• _Provided material_:
● ● ● ● ●
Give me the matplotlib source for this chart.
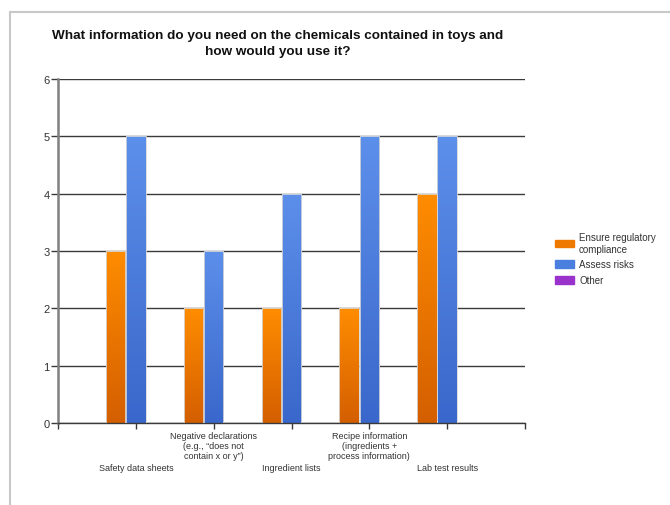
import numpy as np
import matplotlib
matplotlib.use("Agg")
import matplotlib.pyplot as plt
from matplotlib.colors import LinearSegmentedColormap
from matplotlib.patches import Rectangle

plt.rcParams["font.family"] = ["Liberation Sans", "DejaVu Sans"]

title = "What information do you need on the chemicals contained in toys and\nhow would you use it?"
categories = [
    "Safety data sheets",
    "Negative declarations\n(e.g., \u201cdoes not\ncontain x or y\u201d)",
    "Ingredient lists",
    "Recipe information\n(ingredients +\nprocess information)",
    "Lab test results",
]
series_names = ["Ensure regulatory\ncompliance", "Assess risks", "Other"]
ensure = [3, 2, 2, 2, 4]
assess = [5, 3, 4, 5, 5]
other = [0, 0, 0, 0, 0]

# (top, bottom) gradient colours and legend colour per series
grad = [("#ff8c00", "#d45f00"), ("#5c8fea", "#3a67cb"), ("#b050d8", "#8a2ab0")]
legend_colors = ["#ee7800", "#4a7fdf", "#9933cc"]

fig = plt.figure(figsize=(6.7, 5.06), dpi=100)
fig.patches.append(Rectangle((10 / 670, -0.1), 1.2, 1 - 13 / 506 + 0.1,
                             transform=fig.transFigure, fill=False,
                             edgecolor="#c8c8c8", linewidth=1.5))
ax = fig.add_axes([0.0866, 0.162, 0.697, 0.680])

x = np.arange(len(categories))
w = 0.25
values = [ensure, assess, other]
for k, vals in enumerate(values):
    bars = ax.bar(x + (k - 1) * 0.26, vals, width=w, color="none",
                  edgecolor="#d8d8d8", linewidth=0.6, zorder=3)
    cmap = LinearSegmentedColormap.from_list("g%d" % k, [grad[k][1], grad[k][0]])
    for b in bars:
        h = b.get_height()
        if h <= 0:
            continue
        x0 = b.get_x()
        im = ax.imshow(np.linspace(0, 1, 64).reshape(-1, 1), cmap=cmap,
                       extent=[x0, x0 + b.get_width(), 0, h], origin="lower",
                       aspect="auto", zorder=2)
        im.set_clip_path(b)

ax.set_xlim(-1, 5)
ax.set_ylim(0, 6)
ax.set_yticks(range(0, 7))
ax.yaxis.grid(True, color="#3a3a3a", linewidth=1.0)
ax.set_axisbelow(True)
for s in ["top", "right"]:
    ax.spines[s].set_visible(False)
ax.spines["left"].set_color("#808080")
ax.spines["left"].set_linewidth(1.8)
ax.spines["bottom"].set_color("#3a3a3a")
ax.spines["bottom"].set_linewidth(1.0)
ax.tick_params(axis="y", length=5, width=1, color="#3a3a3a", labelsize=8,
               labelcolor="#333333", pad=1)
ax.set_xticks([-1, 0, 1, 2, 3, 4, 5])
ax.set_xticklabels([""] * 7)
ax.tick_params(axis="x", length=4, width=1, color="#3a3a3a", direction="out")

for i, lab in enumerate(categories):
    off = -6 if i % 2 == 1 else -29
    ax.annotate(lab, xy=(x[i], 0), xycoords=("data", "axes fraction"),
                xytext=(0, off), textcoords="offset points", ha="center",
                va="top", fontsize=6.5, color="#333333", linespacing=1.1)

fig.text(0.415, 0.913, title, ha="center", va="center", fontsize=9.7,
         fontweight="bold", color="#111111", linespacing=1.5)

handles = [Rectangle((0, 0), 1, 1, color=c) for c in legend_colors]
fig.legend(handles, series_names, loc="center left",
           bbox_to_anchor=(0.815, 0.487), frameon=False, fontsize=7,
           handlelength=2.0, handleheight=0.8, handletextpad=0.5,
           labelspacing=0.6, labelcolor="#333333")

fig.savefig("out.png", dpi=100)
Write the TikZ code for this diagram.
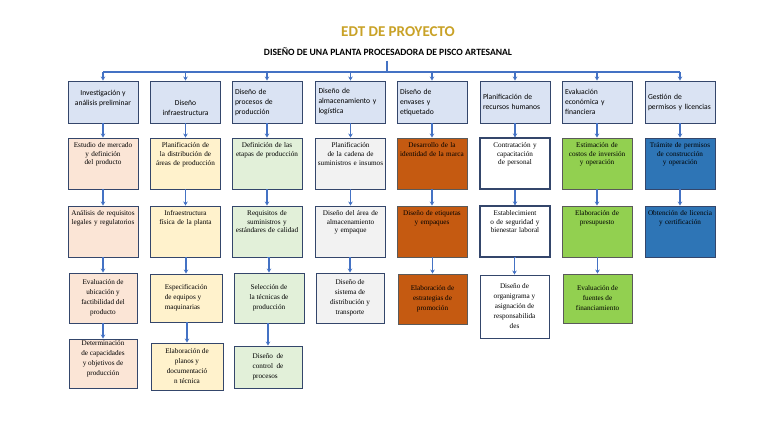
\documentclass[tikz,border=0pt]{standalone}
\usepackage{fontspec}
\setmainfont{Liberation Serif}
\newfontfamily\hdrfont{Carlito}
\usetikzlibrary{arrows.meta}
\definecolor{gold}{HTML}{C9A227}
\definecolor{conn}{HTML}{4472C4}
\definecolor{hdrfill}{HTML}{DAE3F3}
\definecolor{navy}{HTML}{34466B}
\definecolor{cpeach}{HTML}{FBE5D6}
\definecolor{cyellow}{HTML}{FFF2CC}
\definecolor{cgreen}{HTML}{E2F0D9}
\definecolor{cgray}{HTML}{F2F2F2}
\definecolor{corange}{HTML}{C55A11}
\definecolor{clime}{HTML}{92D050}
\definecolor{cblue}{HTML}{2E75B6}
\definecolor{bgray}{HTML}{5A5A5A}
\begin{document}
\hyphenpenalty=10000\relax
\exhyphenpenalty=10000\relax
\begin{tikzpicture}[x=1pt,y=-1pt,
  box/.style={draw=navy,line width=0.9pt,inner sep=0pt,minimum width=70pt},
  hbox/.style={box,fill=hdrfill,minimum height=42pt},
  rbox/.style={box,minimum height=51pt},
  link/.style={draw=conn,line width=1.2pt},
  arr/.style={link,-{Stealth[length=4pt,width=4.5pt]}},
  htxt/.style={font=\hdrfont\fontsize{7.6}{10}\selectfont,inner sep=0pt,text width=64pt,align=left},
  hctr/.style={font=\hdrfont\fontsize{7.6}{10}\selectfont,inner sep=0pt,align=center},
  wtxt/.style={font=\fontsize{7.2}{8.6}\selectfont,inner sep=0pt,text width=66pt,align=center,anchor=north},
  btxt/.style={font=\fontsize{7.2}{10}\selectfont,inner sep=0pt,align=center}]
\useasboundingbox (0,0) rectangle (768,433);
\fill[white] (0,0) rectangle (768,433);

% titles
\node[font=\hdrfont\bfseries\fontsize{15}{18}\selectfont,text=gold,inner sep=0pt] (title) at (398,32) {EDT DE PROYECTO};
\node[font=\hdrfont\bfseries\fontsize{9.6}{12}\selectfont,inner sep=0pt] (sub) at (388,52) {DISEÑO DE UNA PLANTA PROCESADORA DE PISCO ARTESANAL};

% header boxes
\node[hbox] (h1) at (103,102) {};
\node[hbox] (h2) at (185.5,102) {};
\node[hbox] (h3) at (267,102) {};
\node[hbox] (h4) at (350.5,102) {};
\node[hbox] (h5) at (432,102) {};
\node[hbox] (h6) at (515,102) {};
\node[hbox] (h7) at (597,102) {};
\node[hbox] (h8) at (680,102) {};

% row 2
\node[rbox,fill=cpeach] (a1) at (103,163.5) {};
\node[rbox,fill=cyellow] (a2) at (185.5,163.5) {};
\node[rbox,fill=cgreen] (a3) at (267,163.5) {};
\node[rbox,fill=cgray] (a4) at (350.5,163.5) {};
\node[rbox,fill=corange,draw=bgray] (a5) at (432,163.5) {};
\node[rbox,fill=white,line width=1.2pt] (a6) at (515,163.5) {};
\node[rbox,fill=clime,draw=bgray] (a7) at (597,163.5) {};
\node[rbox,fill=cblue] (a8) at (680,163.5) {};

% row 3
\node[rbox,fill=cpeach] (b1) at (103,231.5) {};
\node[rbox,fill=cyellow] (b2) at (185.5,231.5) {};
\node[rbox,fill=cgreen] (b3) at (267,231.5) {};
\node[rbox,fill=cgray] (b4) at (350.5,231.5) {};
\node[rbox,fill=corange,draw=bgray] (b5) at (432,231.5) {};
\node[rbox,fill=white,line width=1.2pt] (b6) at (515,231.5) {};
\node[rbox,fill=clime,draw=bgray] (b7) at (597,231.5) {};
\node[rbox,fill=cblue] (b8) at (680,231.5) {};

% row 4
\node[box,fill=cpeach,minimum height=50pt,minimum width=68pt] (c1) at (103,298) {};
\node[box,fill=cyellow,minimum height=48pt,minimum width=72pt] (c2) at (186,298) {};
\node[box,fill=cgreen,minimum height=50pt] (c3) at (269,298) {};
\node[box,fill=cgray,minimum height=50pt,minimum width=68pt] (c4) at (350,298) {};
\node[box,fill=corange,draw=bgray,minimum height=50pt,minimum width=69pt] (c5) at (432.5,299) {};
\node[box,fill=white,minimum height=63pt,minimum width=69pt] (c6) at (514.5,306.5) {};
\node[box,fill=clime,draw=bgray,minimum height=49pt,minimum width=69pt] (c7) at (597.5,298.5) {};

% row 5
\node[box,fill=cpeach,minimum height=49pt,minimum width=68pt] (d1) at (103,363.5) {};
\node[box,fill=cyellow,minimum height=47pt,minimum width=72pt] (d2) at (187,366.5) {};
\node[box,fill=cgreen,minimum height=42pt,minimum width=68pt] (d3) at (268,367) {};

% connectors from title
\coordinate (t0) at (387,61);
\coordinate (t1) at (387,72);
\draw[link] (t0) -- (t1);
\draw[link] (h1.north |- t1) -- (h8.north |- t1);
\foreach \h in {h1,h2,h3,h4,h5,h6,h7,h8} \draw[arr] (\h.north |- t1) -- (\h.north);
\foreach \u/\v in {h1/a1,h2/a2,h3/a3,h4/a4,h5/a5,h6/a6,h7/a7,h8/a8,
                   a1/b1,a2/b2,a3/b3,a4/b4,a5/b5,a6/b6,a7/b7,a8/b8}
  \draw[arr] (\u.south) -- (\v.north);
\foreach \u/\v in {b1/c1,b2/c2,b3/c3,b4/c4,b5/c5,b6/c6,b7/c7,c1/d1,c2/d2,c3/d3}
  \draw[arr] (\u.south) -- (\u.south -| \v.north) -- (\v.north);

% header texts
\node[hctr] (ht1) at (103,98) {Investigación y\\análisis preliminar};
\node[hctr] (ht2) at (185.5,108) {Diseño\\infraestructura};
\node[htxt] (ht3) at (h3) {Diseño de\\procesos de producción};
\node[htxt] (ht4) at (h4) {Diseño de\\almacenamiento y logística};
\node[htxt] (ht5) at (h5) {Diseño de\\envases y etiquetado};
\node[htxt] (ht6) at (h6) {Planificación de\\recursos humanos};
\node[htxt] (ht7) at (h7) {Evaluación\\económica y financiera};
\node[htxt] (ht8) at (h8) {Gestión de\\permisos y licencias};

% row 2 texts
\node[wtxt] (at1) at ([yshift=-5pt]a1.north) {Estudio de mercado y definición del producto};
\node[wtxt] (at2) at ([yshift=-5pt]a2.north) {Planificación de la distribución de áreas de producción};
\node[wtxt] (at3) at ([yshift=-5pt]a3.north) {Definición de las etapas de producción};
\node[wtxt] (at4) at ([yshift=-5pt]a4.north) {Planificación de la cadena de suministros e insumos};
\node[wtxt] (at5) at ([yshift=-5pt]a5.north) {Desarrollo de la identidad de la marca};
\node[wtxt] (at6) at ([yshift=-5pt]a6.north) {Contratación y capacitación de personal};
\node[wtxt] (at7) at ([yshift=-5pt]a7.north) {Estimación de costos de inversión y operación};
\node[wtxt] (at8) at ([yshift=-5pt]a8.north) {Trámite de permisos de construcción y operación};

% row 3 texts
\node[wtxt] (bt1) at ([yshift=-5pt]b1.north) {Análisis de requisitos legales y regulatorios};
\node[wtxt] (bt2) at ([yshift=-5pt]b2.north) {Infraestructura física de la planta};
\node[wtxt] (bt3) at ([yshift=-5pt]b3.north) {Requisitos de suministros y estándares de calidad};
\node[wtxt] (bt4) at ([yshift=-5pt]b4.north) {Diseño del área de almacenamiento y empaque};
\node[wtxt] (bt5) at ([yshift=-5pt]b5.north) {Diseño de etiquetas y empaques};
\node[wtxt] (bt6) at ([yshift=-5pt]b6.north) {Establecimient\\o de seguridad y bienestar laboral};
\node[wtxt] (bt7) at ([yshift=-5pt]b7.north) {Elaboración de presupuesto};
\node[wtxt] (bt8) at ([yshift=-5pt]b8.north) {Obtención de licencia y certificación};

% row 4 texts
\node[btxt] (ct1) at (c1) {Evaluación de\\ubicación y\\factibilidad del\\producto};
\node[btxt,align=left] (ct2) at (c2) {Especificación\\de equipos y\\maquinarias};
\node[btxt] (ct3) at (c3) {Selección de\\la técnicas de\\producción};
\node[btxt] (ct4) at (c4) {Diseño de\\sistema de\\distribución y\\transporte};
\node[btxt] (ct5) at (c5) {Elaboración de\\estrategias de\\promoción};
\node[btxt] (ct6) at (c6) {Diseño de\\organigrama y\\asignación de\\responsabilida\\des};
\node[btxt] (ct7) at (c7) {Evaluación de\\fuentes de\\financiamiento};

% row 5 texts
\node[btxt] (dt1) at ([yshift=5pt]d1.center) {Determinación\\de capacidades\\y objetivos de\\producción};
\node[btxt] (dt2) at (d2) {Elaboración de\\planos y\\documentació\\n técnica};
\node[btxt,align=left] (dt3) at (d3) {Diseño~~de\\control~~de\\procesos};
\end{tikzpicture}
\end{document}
● ● ● ● ●
• _Problem to solve_: Every line from the top of the entries through the line that holds "ax = fig.add_axes([0.0866, 0.162, 0.697, 0.680])" is to be quoted exactly, please, and nothing else; omit the pictures.

• _Exercise answer_:
Give me the matplotlib source for this chart.
import numpy as np
import matplotlib
matplotlib.use("Agg")
import matplotlib.pyplot as plt
from matplotlib.colors import LinearSegmentedColormap
from matplotlib.patches import Rectangle

plt.rcParams["font.family"] = ["Liberation Sans", "DejaVu Sans"]

title = "What information do you need on the chemicals contained in toys and\nhow would you use it?"
categories = [
    "Safety data sheets",
    "Negative declarations\n(e.g., \u201cdoes not\ncontain x or y\u201d)",
    "Ingredient lists",
    "Recipe information\n(ingredients +\nprocess information)",
    "Lab test results",
]
series_names = ["Ensure regulatory\ncompliance", "Assess risks", "Other"]
ensure = [3, 2, 2, 2, 4]
assess = [5, 3, 4, 5, 5]
other = [0, 0, 0, 0, 0]

# (top, bottom) gradient colours and legend colour per series
grad = [("#ff8c00", "#d45f00"), ("#5c8fea", "#3a67cb"), ("#b050d8", "#8a2ab0")]
legend_colors = ["#ee7800", "#4a7fdf", "#9933cc"]

fig = plt.figure(figsize=(6.7, 5.06), dpi=100)
fig.patches.append(Rectangle((10 / 670, -0.1), 1.2, 1 - 13 / 506 + 0.1,
                             transform=fig.transFigure, fill=False,
                             edgecolor="#c8c8c8", linewidth=1.5))
ax = fig.add_axes([0.0866, 0.162, 0.697, 0.680])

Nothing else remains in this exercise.